While the basic ELO system works well for many applications, several common modifications can improve its performance in specific contexts:

  • Home Advantage: Add a bonus (typically 50-100 points) to the home team's rating in sports.
  • Rating Floors: Prevent ratings from dropping below a certain threshold, especially for new players.
  • Variable K-Factors: Use different K-factors based on player rating, experience, or game importance.
  • Margin of Victory: Adjust the rating change based on the margin of victory, though this is controversial as it can encourage "running up the score."
  • Strength of Schedule: Adjust ratings based on the average rating of opponents faced.
  • Decay: Gradually reduce ratings for inactive players to account for skill deterioration or improvement.
  • Provisional Ratings: Use higher K-factors for new players until they've played a certain number of games.
  • Bonus Points: Award bonus points for winning streaks or other achievements.
Each modification addresses specific limitations of the basic ELO system but also adds complexity.

How can I implement an ELO system in my own application?

Implementing an ELO system in your application involves several steps:

  1. Data Storage: Store each player's current rating in your database.

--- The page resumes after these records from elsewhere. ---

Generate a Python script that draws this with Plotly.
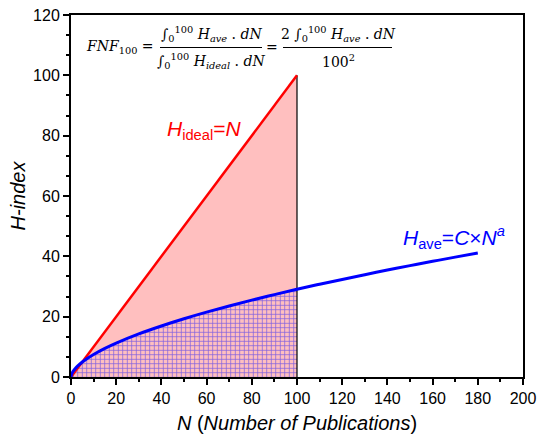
import plotly.graph_objects as go

# ---- data ----
N_ave = [0, 0.2, 0.5, 1, 2, 3, 5, 7, 10, 15, 20, 30, 40, 50, 60, 70, 80, 90, 100,
         110, 120, 130, 140, 150, 160, 170, 180]
H_ave = [0, 0.74, 1.28, 1.92, 2.89, 3.67, 4.96, 6.05, 7.47, 9.49, 11.24, 14.29,
         16.92, 19.31, 21.50, 23.55, 25.48, 27.31, 29.07, 30.75, 32.35, 33.92,
         35.44, 36.91, 38.34, 39.74, 41.10]
N_ideal = [0, 100]
H_ideal = [0, 100]
N_limit = 100

x_ticks = [0, 20, 40, 60, 80, 100, 120, 140, 160, 180, 200]
y_ticks = [0, 20, 40, 60, 80, 100, 120]

PINK = "#ffbfbf"
FONT = "Liberation Sans, Arial, sans-serif"
SERIF = "DejaVu Serif, serif"

N_fill = [n for n in N_ave if n <= N_limit]
H_fill = [h for n, h in zip(N_ave, H_ave) if n <= N_limit]

fig = go.Figure()
fig.add_trace(go.Scatter(x=N_ideal, y=H_ideal, mode="none", fill="tozeroy",
                         fillcolor=PINK, showlegend=False, hoverinfo="skip"))
fig.add_trace(go.Scatter(x=N_fill, y=H_fill, mode="none", fill="tozeroy",
                         fillcolor=PINK,
                         fillpattern=dict(shape="+", fgcolor="#0000ff", bgcolor=PINK,
                                          size=4.5, solidity=0.3),
                         showlegend=False, hoverinfo="skip"))
fig.add_trace(go.Scatter(x=[N_limit, N_limit], y=[0, H_ideal[-1]], mode="lines",
                         line=dict(color="black", width=1.2), showlegend=False))
fig.add_trace(go.Scatter(x=N_ideal, y=H_ideal, mode="lines",
                         line=dict(color="#ff0000", width=2.5), showlegend=False))
fig.add_trace(go.Scatter(x=N_ave, y=H_ave, mode="lines",
                         line=dict(color="#0000ff", width=3, shape="spline"),
                         showlegend=False))

L, R, T, B = 71, 19, 15, 58
W, H = 542, 435
pw, ph = W - L - R, H - T - B


def px(xp):
    return (xp - L) / pw


def py(yp):
    return (H - B - yp) / ph


annos = []


def txt(x, y, text, size=14, color="black", family=SERIF, xanchor="center"):
    annos.append(dict(x=px(x), y=py(y), xref="paper", yref="paper", text=text,
                      showarrow=False, xanchor=xanchor, yanchor="middle",
                      font=dict(size=size, color=color, family=family)))


integ = "∫<sub>0</sub><sup>100</sup>"
txt(84, 47, "<i>FNF</i><sub>100</sub> =", xanchor="left")
txt(211, 34, integ + " <i>H<sub>ave</sub></i> . <i>dN</i>")
txt(211, 61, integ + " <i>H<sub>ideal</sub></i> . <i>dN</i>")
txt(272, 47, "=")
txt(338, 34, "2 " + integ + " <i>H<sub>ave</sub></i> . <i>dN</i>")
txt(338, 61, "100<sup>2</sup>")

txt(165, 130, "<i>H</i><sub>ideal</sub>=<i>N</i>", size=21, color="#ff0000",
    family=FONT, xanchor="left")
txt(401, 237, "<i>H</i><sub>ave</sub>=<i>C</i>×<i>N</i><sup><i>a</i></sup>", size=21,
    color="#0000ff", family=FONT, xanchor="left")

shapes = [
    dict(type="line", xref="paper", yref="paper", x0=px(160), x1=px(262),
         y0=py(47.5), y1=py(47.5), line=dict(color="black", width=1)),
    dict(type="line", xref="paper", yref="paper", x0=px(283), x1=px(392),
         y0=py(47.5), y1=py(47.5), line=dict(color="black", width=1)),
]

fig.update_layout(
    width=W, height=H,
    margin=dict(l=L, r=R, t=T, b=B, autoexpand=False),
    plot_bgcolor="white", paper_bgcolor="white",
    font=dict(family=FONT, size=16, color="black"),
    annotations=annos, shapes=shapes,
    xaxis=dict(range=[0, 200], tickvals=x_ticks, ticks="outside", ticklen=6,
               tickwidth=2, tickcolor="black", showline=True, linewidth=2,
               linecolor="black", mirror=True, showgrid=False, zeroline=False,
               automargin=False,
               minor=dict(dtick=10, ticks="outside", ticklen=3, tickwidth=2,
                          tickcolor="black"),
               title=dict(text="<i>N</i> (<i>Number of Publications</i>)",
                          font=dict(size=20), standoff=10),
               tickfont=dict(size=16)),
    yaxis=dict(range=[0, 120], tickvals=y_ticks, ticks="outside", ticklen=6,
               tickwidth=2, tickcolor="black", showline=True, linewidth=2,
               linecolor="black", mirror=True, showgrid=False, zeroline=False,
               automargin=False,
               minor=dict(dtick=20 / 3, ticks="outside", ticklen=3, tickwidth=2,
                          tickcolor="black"),
               title=dict(text="<i>H-index</i>", font=dict(size=20), standoff=2),
               tickfont=dict(size=16)),
)

fig.write_html("out.html")
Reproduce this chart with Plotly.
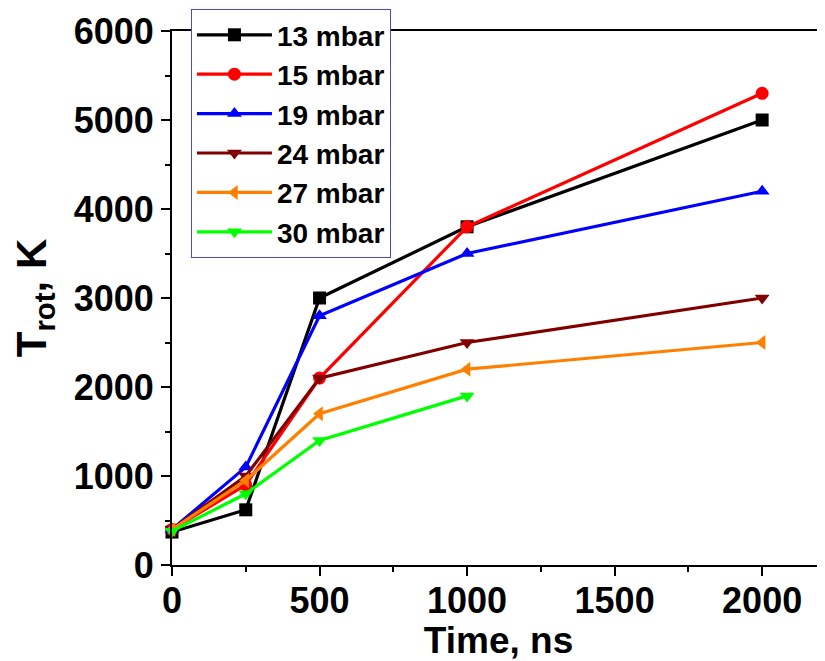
import plotly.graph_objects as go

time_ns = [0, 250, 500, 1000, 2000]
t_13 = [370, 620, 3000, 3800, 5000]
t_15 = [400, 900, 2100, 3800, 5300]
t_19 = [400, 1100, 2800, 3500, 4200]
t_24 = [400, 1000, 2100, 2500, 3000]
t_27 = [400, 950, 1700, 2200, 2500]
time_30 = [0, 250, 500, 1000]
t_30 = [380, 800, 1400, 1900]

series = [
    ("13 mbar", time_ns, t_13, "#000000", "square"),
    ("15 mbar", time_ns, t_15, "#ff0000", "circle"),
    ("19 mbar", time_ns, t_19, "#0000ff", "triangle-up"),
    ("24 mbar", time_ns, t_24, "#800000", "triangle-down"),
    ("27 mbar", time_ns, t_27, "#ff8000", "triangle-left"),
    ("30 mbar", time_30, t_30, "#00ff00", "triangle-down"),
]

font_family = "Liberation Sans, Arial, sans-serif"

fig = go.Figure()
for name, xs, ys, color, sym in series:
    fig.add_trace(go.Scatter(
        x=xs, y=ys, name=name, mode="lines+markers",
        line=dict(color=color, width=3.2),
        marker=dict(symbol=sym, size=13, color=color),
        cliponaxis=False,
    ))

# page body has an 8px margin: figure is offset by 8px in the window
fig.update_layout(
    width=817, height=653,
    margin=dict(l=164, r=0, t=23, b=96, autoexpand=False),
    paper_bgcolor="white", plot_bgcolor="white",
    font=dict(family=font_family, color="black", size=34, weight="bold"),
    showlegend=True,
    legend=dict(
        x=0.029, y=1.041, xanchor="left", yanchor="top",
        bgcolor="white", bordercolor="#4a4ad0", borderwidth=1,
        font=dict(size=28, family=font_family, weight="bold"),
        itemwidth=75, tracegroupgap=0,
        entrywidth=135, entrywidthmode="pixels",
    ),
)
fig.update_xaxes(
    range=[0, 2213], showgrid=False, zeroline=False,
    showline=True, linecolor="black", linewidth=2, mirror=True,
    ticks="outside", tickcolor="black", tickwidth=2, ticklen=9,
    dtick=500, tick0=0,
    minor=dict(ticks="outside", dtick=250, ticklen=5, tickwidth=2, tickcolor="black"),
    tickfont=dict(size=36, weight="bold"),
    ticklabelstandoff=-6,
    title=dict(text="Time, ns", font=dict(size=37, weight="bold"), standoff=0),
)
fig.update_yaxes(
    range=[0, 6000], showgrid=False, zeroline=False,
    showline=True, linecolor="black", linewidth=2, mirror=True,
    ticks="outside", tickcolor="black", tickwidth=2, ticklen=9,
    dtick=1000, tick0=0,
    minor=dict(ticks="outside", dtick=500, ticklen=5, tickwidth=2, tickcolor="black"),
    tickfont=dict(size=36, weight="bold"),
    title=dict(text="T<sub>rot</sub>, K", font=dict(size=42, weight="bold"), standoff=20),
)

fig.write_html("out.html")
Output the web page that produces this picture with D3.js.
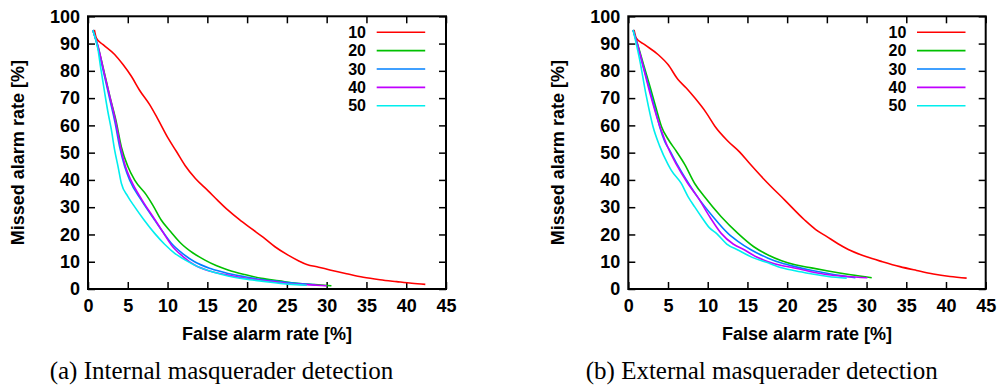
<!DOCTYPE html>
<html>
<head>
<meta charset="utf-8">
<script src="https://cdn.jsdelivr.net/npm/d3@7"></script>
<style>
  html, body { margin: 0; padding: 0; background: #fff; }
  svg { display: block; }
</style>
</head>
<body>
<svg id="chart" width="1000" height="390"></svg>
<script>
// ---------- data ----------
const seriesNames = ["10", "20", "30", "40", "50"];
const xTicks = [0, 5, 10, 15, 20, 25, 30, 35, 40, 45];
const yTicks = [0, 10, 20, 30, 40, 50, 60, 70, 80, 90, 100];
const xLabel = "False alarm rate [%]";
const yLabel = "Missed alarm rate [%]";
const captions = ["(a) Internal masquerader detection", "(b) External masquerader detection"];

// (a) Internal: [false alarm %, missed alarm %]
const internal10 = [[0.8,95],[1.05,92],[1.9,89.6],[3.35,86],[4.4,82.3],[5.45,78],[6.5,72.8],[7.75,67.6],[8.8,62.2],[10.05,55.4],[11.1,50.5],[12.2,45.3],[13.5,40.5],[15.1,36.0],[16.3,32.5],[17.6,28.9],[19.0,25.5],[20.5,22.2],[22.0,19.0],[23.5,15.5],[25.1,12.5],[26.5,10.3],[27.5,9.0],[29,8.0],[30.4,7.0],[32.5,5.6],[34.6,4.3],[36.7,3.4],[38.8,2.7],[40.7,2.1],[42.4,1.7]];
const internal20 = [[0.6,95],[1.2,89.5],[2.0,80],[2.8,70],[3.5,62],[4.2,52],[5.0,45],[5.87,39.9],[7.33,34.5],[8.2,30.5],[9.2,25.3],[10.4,21],[11.7,16.7],[13.2,13.2],[14.7,10.6],[16.1,8.6],[17.6,7.0],[19.7,5.3],[21.8,3.9],[24,3.0],[26.2,2.1],[28.5,1.6],[30.6,1.2]];
const internal30 = [[0.6,95],[1.2,89],[2.0,79],[2.7,70],[3.4,61],[3.98,52],[4.6,45],[5.24,39.9],[6.7,32.6],[8.38,25.3],[9.4,21],[10.5,16.7],[11.9,13],[13.4,10],[15.4,7.5],[17.6,5.7],[19.7,4.5],[21.8,3.5],[23.5,2.9],[25.1,2.4],[27,1.9],[28.6,1.5]];
const internal40 = [[0.6,95],[1.26,89],[2.05,79],[2.79,70],[3.5,61],[4.1,52],[4.7,45],[5.4,39.9],[6.8,32.6],[8.4,25.5],[9.5,20.5],[10.5,16],[11.9,12],[13.4,8.8],[15.4,6.5],[17.6,5.1],[19.7,4.0],[21.8,3.2],[23.5,2.6],[25.1,2.0],[27.5,1.6],[30,1.2]];
const internal50 = [[0.6,95],[1.26,87.8],[1.6,81],[2.1,71.9],[2.5,65],[2.93,58.5],[3.35,50.9],[3.77,45],[4.2,38.7],[5.0,34],[5.87,30.1],[7.0,25.5],[8.38,20.4],[9.6,16.5],[10.9,13.1],[12.3,10.5],[13.8,8.2],[15.6,6.3],[17.6,4.8],[19.7,3.7],[21.8,2.9],[23.5,2.3],[25.1,1.8],[27.5,1.4]];

// (b) External
const external10 = [[0.72,95],[1.0,92],[2.06,89.6],[3.74,86],[5.0,82.3],[6.26,76.8],[7.3,73.7],[8.36,70.1],[9.82,64.6],[10.9,59.7],[12.55,54.2],[14.0,50.3],[15.2,46.3],[17.2,39.9],[19.7,32.6],[22.2,25.3],[23.6,21.8],[25.0,19.2],[26.4,16.6],[27.7,14.5],[30,11.8],[32,10],[34.2,8.2],[36.3,6.8],[38.4,5.5],[40.5,4.6],[42.6,4.0]];
const external20 = [[0.6,95],[1.2,89.5],[2.0,81.5],[2.8,73.5],[3.5,66.3],[4.16,59.7],[5.0,55],[6.05,50.5],[7.1,45.7],[8.36,38.7],[9.6,33.8],[11.7,26.5],[13.8,20.4],[15.8,15.5],[17.6,12.5],[19.3,10.4],[21,8.9],[22.6,8.0],[25.15,6.6],[28,5.2],[30.65,4.1]];
const external30 = [[0.6,95],[1.2,89],[2.0,80.5],[2.8,72],[3.5,64.5],[3.95,59.5],[4.6,54],[5.2,50.9],[6.1,46],[7.6,38.7],[8.78,33.5],[10.67,26.5],[12.55,20.4],[13.8,17.5],[15.5,14.3],[17.6,11.3],[19.3,9.5],[21,8.2],[23,6.9],[25.15,5.7],[27,4.8],[28.6,4.1]];
const external40 = [[0.6,95],[1.22,89],[2.0,80],[2.8,71],[3.6,63],[4.58,54.8],[5.2,50.5],[6.05,45.7],[7.5,38.7],[8.78,33.5],[10.25,26.5],[11.7,20.4],[13.2,16.5],[14.65,14.3],[16.1,11.8],[17.6,10],[19.3,8.6],[20.5,8.0],[23,6.3],[25.15,5.2],[27.5,4.6],[30.1,4.1]];
const external50 = [[0.6,95],[1.43,84.1],[2.27,70.7],[3.1,59.7],[3.95,52.4],[5.0,45.7],[5.4,43.6],[6.67,38.7],[7.5,34],[8.36,30.1],[9.2,26.5],[10.2,22.5],[11.1,20.4],[12.4,16.5],[13.8,14.3],[15.6,11.6],[17.6,9.6],[18.85,8.2],[21,6.7],[23,5.6],[25.15,4.6],[27.5,4.0]];

const colors = ["#ff0000", "#00c000", "#0080ff", "#c000ff", "#00eeee"];

// ---------- layout ----------
const panels = [
  { left: 88,    right: 446,   series: [internal10, internal20, internal30, internal40, internal50], caption: captions[0], capX: 221.5 },
  { left: 628.3, right: 985.7, series: [external10, external20, external30, external40, external50], caption: captions[1], capX: 761.7 }
];
const plotTop = 16.3, plotBottom = 289;
const sans = "'Liberation Sans', Arial, Helvetica, sans-serif";
const serif = "'Liberation Serif', 'Times New Roman', Times, serif";

const svg = d3.select("#chart");
svg.append("rect").attr("width", 1000).attr("height", 390).attr("fill", "#fff");

panels.forEach(p => {
  const w = p.right - p.left, h = plotBottom - plotTop;
  const x = d3.scaleLinear().domain([0, 45]).range([0, w]);
  const y = d3.scaleLinear().domain([0, 100]).range([h, 0]);
  const g = svg.append("g").attr("transform", `translate(${p.left},${plotTop})`);

  const styleAxis = sel => {
    sel.select(".domain").remove();
    sel.selectAll(".tick line").attr("stroke", "#000").attr("stroke-width", 1.5);
    sel.selectAll(".tick text").attr("fill", "#000")
      .style("font-family", sans).style("font-weight", "bold").style("font-size", "18px");
  };
  g.append("g").attr("transform", `translate(0,${h})`)
    .call(d3.axisBottom(x).tickValues(xTicks).tickSizeInner(-7).tickSizeOuter(0).tickPadding(10.5).tickFormat(d3.format("d")))
    .call(styleAxis);
  g.append("g")
    .call(d3.axisTop(x).tickValues(xTicks).tickSizeInner(-7).tickSizeOuter(0).tickFormat(""))
    .call(styleAxis);
  g.append("g")
    .call(d3.axisLeft(y).tickValues(yTicks).tickSizeInner(-7).tickSizeOuter(0).tickPadding(8).tickFormat(d3.format("d")))
    .call(styleAxis);
  g.append("g").attr("transform", `translate(${w},0)`)
    .call(d3.axisRight(y).tickValues(yTicks).tickSizeInner(-7).tickSizeOuter(0).tickFormat(""))
    .call(styleAxis);

  const line = d3.line().curve(d3.curveMonotoneX).x(d => x(d[0])).y(d => y(d[1]));
  p.series.forEach((s, i) => {
    g.append("path").datum(s).attr("d", line)
      .attr("fill", "none").attr("stroke", colors[i]).attr("stroke-width", 1.6)
      .attr("stroke-linejoin", "round");
  });

  g.append("rect").attr("width", w).attr("height", h)
    .attr("fill", "none").attr("stroke", "#000").attr("stroke-width", 2);

  const leg = g.append("g");
  seriesNames.forEach((name, i) => {
    const ly = 16 + i * 18.35;
    leg.append("text").attr("x", 278).attr("y", ly).attr("dy", "0.36em")
      .attr("text-anchor", "end")
      .style("font-family", sans).style("font-weight", "bold").style("font-size", "16px")
      .text(name);
    leg.append("line").attr("x1", 288.7).attr("x2", 337.2).attr("y1", ly).attr("y2", ly)
      .attr("stroke", colors[i]).attr("stroke-width", 1.6);
  });

  g.append("text").attr("x", w / 2).attr("y", 340 - plotTop).attr("text-anchor", "middle")
    .style("font-family", sans).style("font-weight", "bold").style("font-size", "18px")
    .text(xLabel);
  g.append("text").attr("transform", `translate(${-70.8},${h / 2}) rotate(-90)`)
    .attr("text-anchor", "middle").attr("dy", "0.36em")
    .style("font-family", sans).style("font-weight", "bold").style("font-size", "18px")
    .text(yLabel);

  svg.append("text").attr("x", p.capX).attr("y", 379).attr("text-anchor", "middle")
    .style("font-family", serif).style("font-size", "25px").attr("fill", "#000")
    .text(p.caption);
});
</script>
</body>
</html>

You'll need at least a player ID and their rating.
  2. Match Recording: Record the results of matches, including which players participated and the outcome.
  3. Rating Calculation: Implement the ELO formula to calculate new ratings after each match. The basic formula is:

    newRatingA = oldRatingA + K * (actualScoreA - expectedScoreA)

    newRatingB = oldRatingB + K * (actualScoreB - expectedScoreB)

  4. Expected Score Calculation: Implement the expected score formula:

    expectedScoreA = 1 / (1 + 10^((ratingB - ratingA)/400))

    expectedScoreB = 1 - expectedScoreA

  5. Update Ratings: After each match, update both players' ratings in your database.
  6. Display Ratings: Create interfaces to display player ratings and rating histories.
  7. Testing: Thoroughly test your implementation with known values to ensure it's working correctly.
For most programming languages, you can find ELO implementation libraries that handle the calculations for you. However, implementing it yourself is relatively straightforward and gives you more control over the system.